[Charts and diagrams as code]
▼
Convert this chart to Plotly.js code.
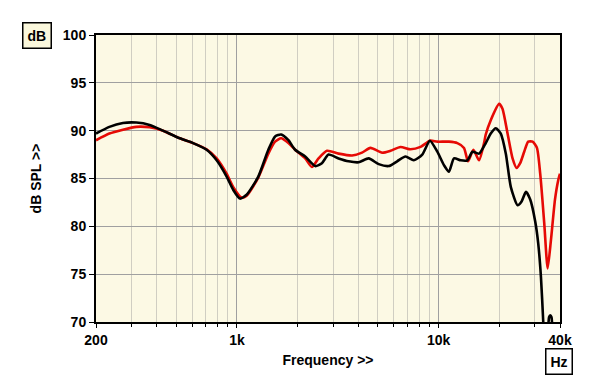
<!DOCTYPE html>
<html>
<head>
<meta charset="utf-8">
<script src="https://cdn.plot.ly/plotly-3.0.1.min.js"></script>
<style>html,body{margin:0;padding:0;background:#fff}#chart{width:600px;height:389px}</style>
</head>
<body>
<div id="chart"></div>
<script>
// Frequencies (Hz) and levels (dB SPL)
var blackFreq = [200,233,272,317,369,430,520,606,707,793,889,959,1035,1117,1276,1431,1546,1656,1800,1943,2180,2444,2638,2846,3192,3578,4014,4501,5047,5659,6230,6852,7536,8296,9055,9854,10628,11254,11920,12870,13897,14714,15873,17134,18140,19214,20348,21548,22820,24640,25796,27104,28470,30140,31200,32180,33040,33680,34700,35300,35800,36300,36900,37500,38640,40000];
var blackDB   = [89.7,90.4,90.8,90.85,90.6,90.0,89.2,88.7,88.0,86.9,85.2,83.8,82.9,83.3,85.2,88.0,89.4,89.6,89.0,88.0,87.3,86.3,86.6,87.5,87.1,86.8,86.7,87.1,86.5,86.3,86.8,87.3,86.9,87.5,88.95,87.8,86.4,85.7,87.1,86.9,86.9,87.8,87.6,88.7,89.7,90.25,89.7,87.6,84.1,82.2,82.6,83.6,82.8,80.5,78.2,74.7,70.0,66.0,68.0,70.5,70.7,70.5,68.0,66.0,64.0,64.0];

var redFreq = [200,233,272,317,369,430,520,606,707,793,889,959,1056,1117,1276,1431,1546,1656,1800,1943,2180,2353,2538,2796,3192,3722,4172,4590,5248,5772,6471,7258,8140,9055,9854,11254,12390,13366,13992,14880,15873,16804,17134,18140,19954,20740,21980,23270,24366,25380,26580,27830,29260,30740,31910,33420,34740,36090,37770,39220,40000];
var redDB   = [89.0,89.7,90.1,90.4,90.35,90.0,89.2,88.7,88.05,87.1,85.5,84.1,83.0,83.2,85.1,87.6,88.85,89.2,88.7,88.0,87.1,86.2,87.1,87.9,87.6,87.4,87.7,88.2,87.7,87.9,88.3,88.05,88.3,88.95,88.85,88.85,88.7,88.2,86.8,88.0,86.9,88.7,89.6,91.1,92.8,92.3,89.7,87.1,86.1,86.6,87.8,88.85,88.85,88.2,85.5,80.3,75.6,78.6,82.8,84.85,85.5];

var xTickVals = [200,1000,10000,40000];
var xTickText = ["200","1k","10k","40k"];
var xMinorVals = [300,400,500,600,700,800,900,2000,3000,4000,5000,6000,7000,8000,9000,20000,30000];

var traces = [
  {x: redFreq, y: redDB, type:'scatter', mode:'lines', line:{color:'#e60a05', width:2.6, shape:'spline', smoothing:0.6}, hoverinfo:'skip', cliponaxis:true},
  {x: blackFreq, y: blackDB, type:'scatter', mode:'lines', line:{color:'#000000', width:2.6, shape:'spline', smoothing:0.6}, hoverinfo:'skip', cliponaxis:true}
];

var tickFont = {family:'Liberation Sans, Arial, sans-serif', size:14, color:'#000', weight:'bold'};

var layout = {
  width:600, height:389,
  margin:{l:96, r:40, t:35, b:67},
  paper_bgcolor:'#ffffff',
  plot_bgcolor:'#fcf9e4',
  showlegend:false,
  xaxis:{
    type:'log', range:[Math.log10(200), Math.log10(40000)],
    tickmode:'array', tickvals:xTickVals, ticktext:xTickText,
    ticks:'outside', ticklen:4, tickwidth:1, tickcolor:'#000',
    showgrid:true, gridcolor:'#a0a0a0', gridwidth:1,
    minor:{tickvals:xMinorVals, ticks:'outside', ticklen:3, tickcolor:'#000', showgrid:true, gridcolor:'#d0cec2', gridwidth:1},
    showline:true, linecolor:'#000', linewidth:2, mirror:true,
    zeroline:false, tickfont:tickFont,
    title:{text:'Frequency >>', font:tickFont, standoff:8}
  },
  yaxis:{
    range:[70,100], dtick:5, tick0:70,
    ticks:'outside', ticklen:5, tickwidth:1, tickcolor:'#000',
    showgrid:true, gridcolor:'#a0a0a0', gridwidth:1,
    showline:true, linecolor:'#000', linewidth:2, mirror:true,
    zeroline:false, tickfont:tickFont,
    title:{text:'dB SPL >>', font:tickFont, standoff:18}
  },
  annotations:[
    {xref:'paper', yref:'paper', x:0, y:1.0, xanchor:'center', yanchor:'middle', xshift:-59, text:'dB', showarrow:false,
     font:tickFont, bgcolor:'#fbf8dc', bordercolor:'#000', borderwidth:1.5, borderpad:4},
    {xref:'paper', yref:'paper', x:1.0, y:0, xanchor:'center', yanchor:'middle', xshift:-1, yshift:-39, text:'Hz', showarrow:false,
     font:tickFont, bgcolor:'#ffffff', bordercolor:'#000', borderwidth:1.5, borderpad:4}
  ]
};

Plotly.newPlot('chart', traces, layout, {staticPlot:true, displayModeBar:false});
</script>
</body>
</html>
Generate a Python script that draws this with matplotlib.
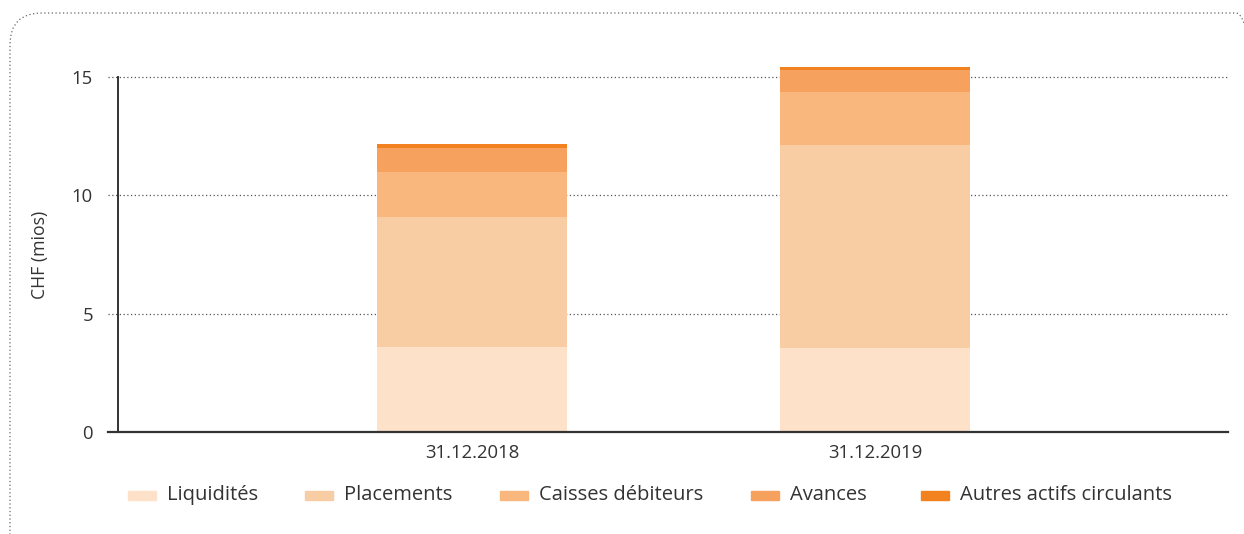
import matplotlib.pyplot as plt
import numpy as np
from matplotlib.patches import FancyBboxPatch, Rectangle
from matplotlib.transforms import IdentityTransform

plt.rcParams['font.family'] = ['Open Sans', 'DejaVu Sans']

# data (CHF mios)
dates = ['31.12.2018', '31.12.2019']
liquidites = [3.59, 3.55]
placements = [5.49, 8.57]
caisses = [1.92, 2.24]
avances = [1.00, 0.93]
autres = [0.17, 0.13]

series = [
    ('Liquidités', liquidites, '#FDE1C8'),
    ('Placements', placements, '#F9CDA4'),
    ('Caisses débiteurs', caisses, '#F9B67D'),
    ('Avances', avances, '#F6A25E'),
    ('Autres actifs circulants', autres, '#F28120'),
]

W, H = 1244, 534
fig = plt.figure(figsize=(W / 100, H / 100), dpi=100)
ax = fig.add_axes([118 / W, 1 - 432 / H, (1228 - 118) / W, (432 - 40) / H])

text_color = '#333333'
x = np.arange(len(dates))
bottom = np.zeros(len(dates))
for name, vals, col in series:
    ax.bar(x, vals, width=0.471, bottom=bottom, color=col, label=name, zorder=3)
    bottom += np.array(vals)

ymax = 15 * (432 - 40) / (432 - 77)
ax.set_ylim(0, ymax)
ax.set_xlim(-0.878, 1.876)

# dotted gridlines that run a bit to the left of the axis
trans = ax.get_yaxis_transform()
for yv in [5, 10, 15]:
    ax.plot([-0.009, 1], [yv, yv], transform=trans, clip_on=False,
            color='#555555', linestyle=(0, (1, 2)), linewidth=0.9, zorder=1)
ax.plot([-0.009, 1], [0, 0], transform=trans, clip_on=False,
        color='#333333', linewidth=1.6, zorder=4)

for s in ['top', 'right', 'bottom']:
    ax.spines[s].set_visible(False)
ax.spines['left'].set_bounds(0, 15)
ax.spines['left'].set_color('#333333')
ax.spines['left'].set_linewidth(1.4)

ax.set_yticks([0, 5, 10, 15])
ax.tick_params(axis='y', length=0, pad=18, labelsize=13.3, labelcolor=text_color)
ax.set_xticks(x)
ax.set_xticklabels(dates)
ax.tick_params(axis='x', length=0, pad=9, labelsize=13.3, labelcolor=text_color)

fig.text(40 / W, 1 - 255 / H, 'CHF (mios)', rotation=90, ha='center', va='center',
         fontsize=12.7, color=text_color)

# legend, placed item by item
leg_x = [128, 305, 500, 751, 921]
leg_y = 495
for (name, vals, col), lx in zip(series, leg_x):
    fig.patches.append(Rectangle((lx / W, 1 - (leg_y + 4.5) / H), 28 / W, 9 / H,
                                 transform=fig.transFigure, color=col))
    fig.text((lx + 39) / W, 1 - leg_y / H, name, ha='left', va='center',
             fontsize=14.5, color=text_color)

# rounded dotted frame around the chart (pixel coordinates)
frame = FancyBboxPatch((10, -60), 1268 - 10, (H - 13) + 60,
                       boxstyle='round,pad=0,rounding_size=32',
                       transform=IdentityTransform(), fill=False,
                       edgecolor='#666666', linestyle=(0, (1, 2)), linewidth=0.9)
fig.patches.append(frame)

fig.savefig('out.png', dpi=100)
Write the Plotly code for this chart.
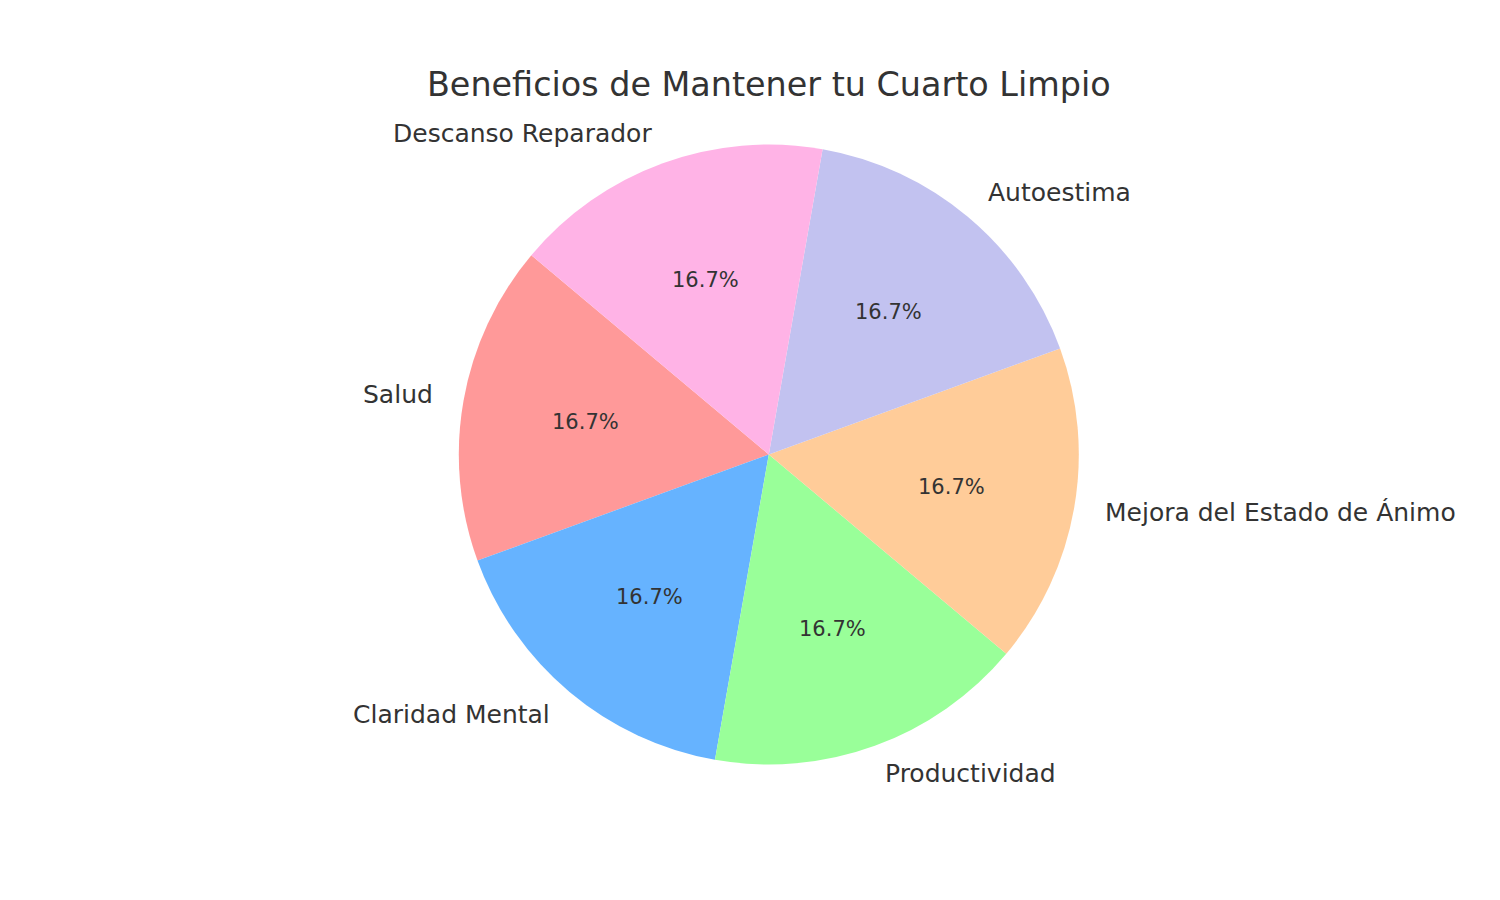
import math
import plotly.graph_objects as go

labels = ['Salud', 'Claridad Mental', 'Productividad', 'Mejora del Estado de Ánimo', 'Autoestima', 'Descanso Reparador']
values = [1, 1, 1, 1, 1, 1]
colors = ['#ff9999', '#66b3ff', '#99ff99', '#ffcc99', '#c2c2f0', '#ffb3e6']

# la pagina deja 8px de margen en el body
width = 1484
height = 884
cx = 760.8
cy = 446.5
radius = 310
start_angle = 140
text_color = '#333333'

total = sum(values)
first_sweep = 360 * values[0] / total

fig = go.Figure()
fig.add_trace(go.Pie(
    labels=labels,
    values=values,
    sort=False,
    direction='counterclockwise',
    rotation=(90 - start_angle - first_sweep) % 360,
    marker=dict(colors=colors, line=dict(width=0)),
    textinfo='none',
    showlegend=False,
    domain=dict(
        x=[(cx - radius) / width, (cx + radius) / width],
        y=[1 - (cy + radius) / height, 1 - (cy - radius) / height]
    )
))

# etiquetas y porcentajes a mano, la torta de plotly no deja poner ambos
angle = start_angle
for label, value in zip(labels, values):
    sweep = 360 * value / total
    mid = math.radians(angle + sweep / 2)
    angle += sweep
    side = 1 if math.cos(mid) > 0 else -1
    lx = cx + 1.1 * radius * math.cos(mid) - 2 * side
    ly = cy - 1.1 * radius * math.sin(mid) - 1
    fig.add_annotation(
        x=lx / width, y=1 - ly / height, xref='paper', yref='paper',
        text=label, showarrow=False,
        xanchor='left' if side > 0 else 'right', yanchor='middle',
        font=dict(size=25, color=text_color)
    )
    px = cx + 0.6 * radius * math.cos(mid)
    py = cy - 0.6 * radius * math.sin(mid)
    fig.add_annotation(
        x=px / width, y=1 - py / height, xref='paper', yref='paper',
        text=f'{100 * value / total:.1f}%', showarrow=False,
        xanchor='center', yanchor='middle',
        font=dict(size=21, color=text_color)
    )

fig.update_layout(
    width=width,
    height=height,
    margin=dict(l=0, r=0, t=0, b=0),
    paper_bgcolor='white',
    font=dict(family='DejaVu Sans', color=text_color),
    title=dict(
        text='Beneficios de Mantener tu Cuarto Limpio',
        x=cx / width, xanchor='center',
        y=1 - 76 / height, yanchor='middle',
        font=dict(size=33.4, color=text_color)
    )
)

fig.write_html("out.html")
▲
> _WORK REQUIRED_
Only the stretch from the line with "Generate a Python" through the line with "color='#333333', linewidth=1.6, zorder=4)" should be copied, exactly and with both ends. Drop the pictures.

> _ANSWER TO THIS PROBLEM_
Generate a Python script that draws this with matplotlib.
import matplotlib.pyplot as plt
import numpy as np
from matplotlib.patches import FancyBboxPatch, Rectangle
from matplotlib.transforms import IdentityTransform

plt.rcParams['font.family'] = ['Open Sans', 'DejaVu Sans']

# data (CHF mios)
dates = ['31.12.2018', '31.12.2019']
liquidites = [3.59, 3.55]
placements = [5.49, 8.57]
caisses = [1.92, 2.24]
avances = [1.00, 0.93]
autres = [0.17, 0.13]

series = [
    ('Liquidités', liquidites, '#FDE1C8'),
    ('Placements', placements, '#F9CDA4'),
    ('Caisses débiteurs', caisses, '#F9B67D'),
    ('Avances', avances, '#F6A25E'),
    ('Autres actifs circulants', autres, '#F28120'),
]

W, H = 1244, 534
fig = plt.figure(figsize=(W / 100, H / 100), dpi=100)
ax = fig.add_axes([118 / W, 1 - 432 / H, (1228 - 118) / W, (432 - 40) / H])

text_color = '#333333'
x = np.arange(len(dates))
bottom = np.zeros(len(dates))
for name, vals, col in series:
    ax.bar(x, vals, width=0.471, bottom=bottom, color=col, label=name, zorder=3)
    bottom += np.array(vals)

ymax = 15 * (432 - 40) / (432 - 77)
ax.set_ylim(0, ymax)
ax.set_xlim(-0.878, 1.876)

# dotted gridlines that run a bit to the left of the axis
trans = ax.get_yaxis_transform()
for yv in [5, 10, 15]:
    ax.plot([-0.009, 1], [yv, yv], transform=trans, clip_on=False,
            color='#555555', linestyle=(0, (1, 2)), linewidth=0.9, zorder=1)
ax.plot([-0.009, 1], [0, 0], transform=trans, clip_on=False,
        color='#333333', linewidth=1.6, zorder=4)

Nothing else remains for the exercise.